Sectarian factions to hold reconciliation talks as US vice-president continues visit.
He urged Sunni groups to participate in the reconciliation meeting.
“If you want to fix something, you can’t do it by boycotts. Everybody should participate,” he said.
But the National Concord Front said only certain members of its organisation had been invited to attend the meeting.
“The Concord Front will not attend the conference as we were not invited as a bloc,” Salim Abdallah, a spokesman for the group, said.
He said the bloc was also protesting at the way Iraq handled the case of a former deputy minister who was acquitted on allegations of organising Shia death squads that targeted Sunnis.
Earlier the month, an Iraqi court freed Hakim al-Zamili, a former deputy health minister, saying there was no evidence against him.

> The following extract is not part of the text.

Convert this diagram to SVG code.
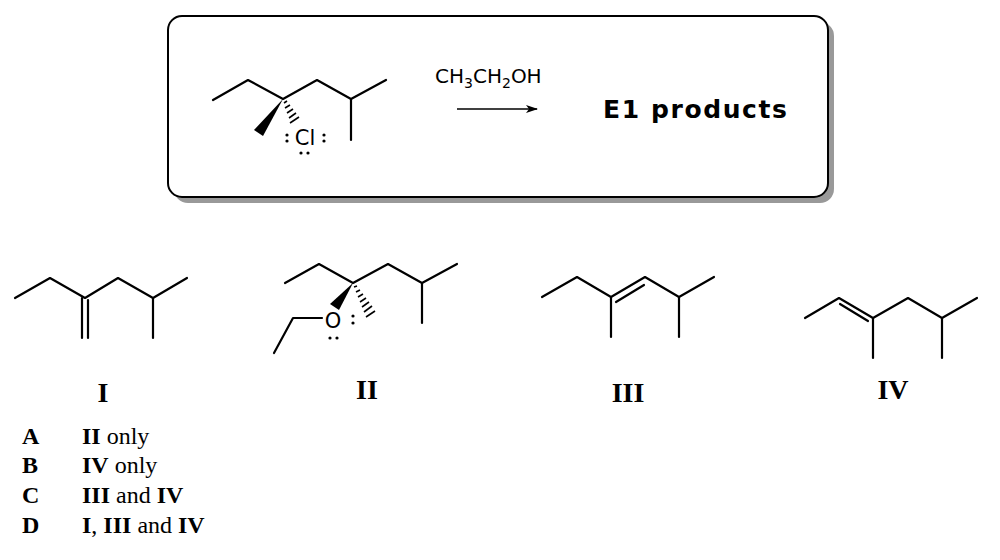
<svg xmlns="http://www.w3.org/2000/svg" width="1000" height="560" viewBox="0 0 1000 560">
<style>
.b{fill:none;stroke:#000;stroke-width:2.2;stroke-linecap:round;stroke-linejoin:round}
.s{font-family:"DejaVu Sans",Verdana,sans-serif;fill:#000}
.r{font-family:"Liberation Serif",Cambria,serif;font-size:24px;fill:#000}
.n{font-family:"Liberation Serif",Cambria,serif;font-size:28px;font-weight:bold;fill:#000}
.dot{fill:#000}
</style>
<defs>
<marker id="ah" markerWidth="12" markerHeight="8" refX="11" refY="4" orient="auto" markerUnits="userSpaceOnUse"><path d="M0,0 L12,4 L0,8 L3,4 Z" fill="#000"/></marker>
</defs>
<rect width="1000" height="560" fill="#fff"/>
<g id="box">
<rect x="174" y="22" width="660" height="181" rx="14" fill="#999"/>
<rect x="168" y="16" width="660" height="181" rx="14" fill="#fff" stroke="#000" stroke-width="2"/>
</g>
<g id="reactant">
<polyline class="b" points="213,100 248,80 283,99 317,80 351,99 386,80"/>
<line class="b" x1="351" y1="99" x2="351" y2="140"/>
<polygon points="283,99 263,136 254,130" fill="#000"/>
<g stroke="#000" stroke-width="1.6">
<line x1="284" y1="103" x2="287" y2="101"/><line x1="285" y1="108" x2="290" y2="105"/><line x1="287" y1="113" x2="293" y2="109"/><line x1="289" y1="118" x2="296" y2="113"/><line x1="290" y1="123" x2="299" y2="117"/>
</g>
<text class="s" x="305" y="145" font-size="21" text-anchor="middle">Cl</text>
<circle class="dot" cx="287" cy="135" r="1.6"/><circle class="dot" cx="287" cy="141" r="1.6"/>
<circle class="dot" cx="324" cy="135" r="1.6"/><circle class="dot" cx="324" cy="141" r="1.6"/>
<circle class="dot" cx="301" cy="153" r="1.6"/><circle class="dot" cx="308" cy="153" r="1.6"/>
</g>
<g id="arrow">
<text class="s" x="435" y="83" font-size="20">CH<tspan font-size="14" dy="5">3</tspan><tspan dy="-5">CH</tspan><tspan font-size="14" dy="5">2</tspan><tspan dy="-5">OH</tspan></text>
<line x1="457" y1="109" x2="537" y2="109" stroke="#000" stroke-width="1.5" marker-end="url(#ah)"/>
<text class="s" x="603" y="118" font-size="25" font-weight="bold" letter-spacing="1.6">E1 products</text>
</g>
<g id="I">
<polyline class="b" points="15,298 50,278 85,298 118,278 153,298 187,278"/>
<line class="b" x1="82" y1="298" x2="82" y2="338"/>
<line class="b" x1="88" y1="300" x2="88" y2="338"/>
<line class="b" x1="153" y1="298" x2="153" y2="338"/>
<text class="n" x="103" y="402" text-anchor="middle">I</text>
</g>
<g id="II">
<polyline class="b" points="285,283 319,264 353,283 388,264 422,283 457,264"/>
<line class="b" x1="422" y1="283" x2="422" y2="323"/>
<polygon points="353,283 339,310 330,304" fill="#000"/>
<g stroke="#000" stroke-width="1.6">
<line x1="354" y1="287" x2="357" y2="286"/><line x1="356" y1="292" x2="360" y2="290"/><line x1="358" y1="297" x2="363" y2="294"/><line x1="360" y1="302" x2="366" y2="298"/><line x1="362" y1="307" x2="369" y2="302"/><line x1="364" y1="312" x2="372" y2="306"/><line x1="366" y1="317" x2="375" y2="311"/>
</g>
<text class="s" x="333" y="328" font-size="21" text-anchor="middle">O</text>
<polyline class="b" points="322,318 293,318 274,353"/>
<circle class="dot" cx="353" cy="316" r="1.6"/><circle class="dot" cx="353" cy="323" r="1.6"/>
<circle class="dot" cx="330" cy="338" r="1.6"/><circle class="dot" cx="337" cy="338" r="1.6"/>
<text class="n" x="367" y="399" text-anchor="middle">II</text>
</g>
<g id="III">
<polyline class="b" points="542,297 577,277 611,297 645,277 679,297 714,277"/>
<line class="b" x1="616" y1="302" x2="644" y2="285"/>
<line class="b" x1="611" y1="297" x2="611" y2="337"/>
<line class="b" x1="679" y1="297" x2="679" y2="337"/>
<text class="n" x="628" y="402" text-anchor="middle">III</text>
</g>
<g id="IV">
<polyline class="b" points="805,318 839,298 873,318 908,298 942,318 977,298"/>
<line class="b" x1="840" y1="304" x2="868" y2="321"/>
<line class="b" x1="873" y1="318" x2="873" y2="358"/>
<line class="b" x1="942" y1="318" x2="942" y2="358"/>
<text class="n" x="893" y="399" text-anchor="middle">IV</text>
</g>
<g id="options" class="r">
<text x="22" y="444" font-weight="bold">A</text>
<text x="82" y="444"><tspan font-weight="bold">II</tspan> only</text>
<text x="22" y="473" font-weight="bold">B</text>
<text x="82" y="473"><tspan font-weight="bold">IV</tspan> only</text>
<text x="22" y="503" font-weight="bold">C</text>
<text x="82" y="503"><tspan font-weight="bold">III</tspan> and <tspan font-weight="bold">IV</tspan></text>
<text x="22" y="533" font-weight="bold">D</text>
<text x="82" y="533"><tspan font-weight="bold">I</tspan>, <tspan font-weight="bold">III</tspan> and <tspan font-weight="bold">IV</tspan></text>
</g>
</svg>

Brigadier General Hamid al-Shammari, the health ministry’s security chief, was also acquitted during the same trial.
“The Zamili case has emerged as a big obstacle in reconciliation, because the way it was handled has not satisfied the Concord Front,” Abdallah said.
The two-day conference in Baghdad comes as a US military commander said that progress towards lasting peace in Iraq has been too slow.
General David Petraeus, told the Washington Post that “no one” in the US and Iraqi governments “feels that there has been sufficient progress by any means in the area of national reconciliation”.
In recent months the US has sent 30,000 extra troops to Iraq in what it calls an attempt to rein in sectarian violence.
Dick Cheney, US vice-president, said on Monday during an unscheduled visit to Iraq that he was wary of large-scale US troop cuts.
He said that any advances in security for Iraqis would be wiped out should troops be pulled out of the country.
The aim of the troop ‘surge’ is to give Iraq’s leaders a chance to pass a raft of laws intended to attract armed groups back into mainstream politics, but parts of the legislation package have stalled in parliament.
The peace talks are the second attempt by Maliki to end sectarian fighting that has gripped the country since suspected Sunni fighters blew up a Shia shrine in February 2006.